My forays into shopping for maternity clothes have not gone well. There seems to be a silent agreement among the manufacturers that every shirt must be adorned with both frills and a floral pattern, while every pair of pants must hug tightly to the skin and boast decorative stitching. From the pants I’ve tried on, I’ve learned that most of the pockets aren’t even real: they’re just decorative. What kind of clothing has fake pockets?! I need those pockets! They’re where I keep my change and awkwardly shove my hands during hallway conversations with coworkers.
These shopping struggles have discouraged me, turning me into a petulant child every time Sea suggests I try something on, and have also resulted in a very limited wardrobe. As of last week, I had bought three pairs of maternity pants and no maternity shirts. I had supplemented my wardrobe with larger polos, but in general was just attempting to pull my regular shirts down and my regular pants up as much as humanly possible while stubbornly insisting that it all still fit.

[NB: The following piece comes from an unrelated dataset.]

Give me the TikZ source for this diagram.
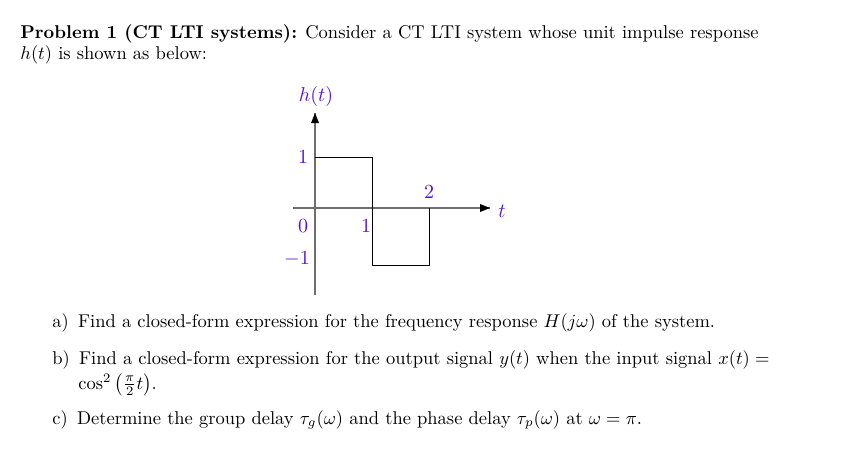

One day after work last week, Sea and I met up near our house. She took one look at the particularly small sweater I was wearing, and insisted that we were going shopping. We went into the nearby thrift store and began a shopping expedition much like many of our others: I tried on maternity jeans and hated them, grumpily rejected half a dozen sweaters Sea had pulled off the rack, and began to wander towards the exit. Then we found the t-shirts:
Note, this is not my pregnant body. If my pregnant body looked anything like the body above, I wouldn’t be worrying about finding maternity wear. But these are the shirts that we found. American Apparel, brand new, in a variety of colours and sizes, all being sold for a fraction of their retail price. I tried them on, and they fit perfectly. Obviously, my pregnant body is not every pregnant body. And my queerly gendered pregnant body isn’t every queerly gendered pregnant body. But if you ever find yourself on this blog having searched “butch pregnancy wear” or “oh god, why the frills?”, give these shirts a try. The shoulders are narrow, so trying on a size large won’t result in seams hanging around your elbows. The fabric is stretchy, so there’s room for substantial belly. And most importantly, these shirts are LONG. While most t-shirts currently give up somewhere around my belly button, these shirts come to rest somewhere firmly below my hips. I bought six or seven in every colour available (except orange, because no) and may never wear anything else.
I can now go out into the world dressed decently again! I’ve avoided floral prints! I can continue to hold my jeans up with an elastic band under the cover of the cotton shirt! Strangers need not avert their eyes! And these shirts are now my favorite things.
(Please also note: my humble little queer gayby making blog isn’t infamous enough for sponsored posts. I haven’t been bribed to write this post by any individual or company. I also know of many perfectly good reasons why American Apparel might not be your friend. I just really love these shirts for providing me with comfortable pregnancy wear minus gender dysphoria. Unlike Oprah, I’m also not nearly rich enough to give away my favorite things. But if you find yourself in a pregnancy wardrobe crisis after November, 2013 send me a message and I might pass them along.)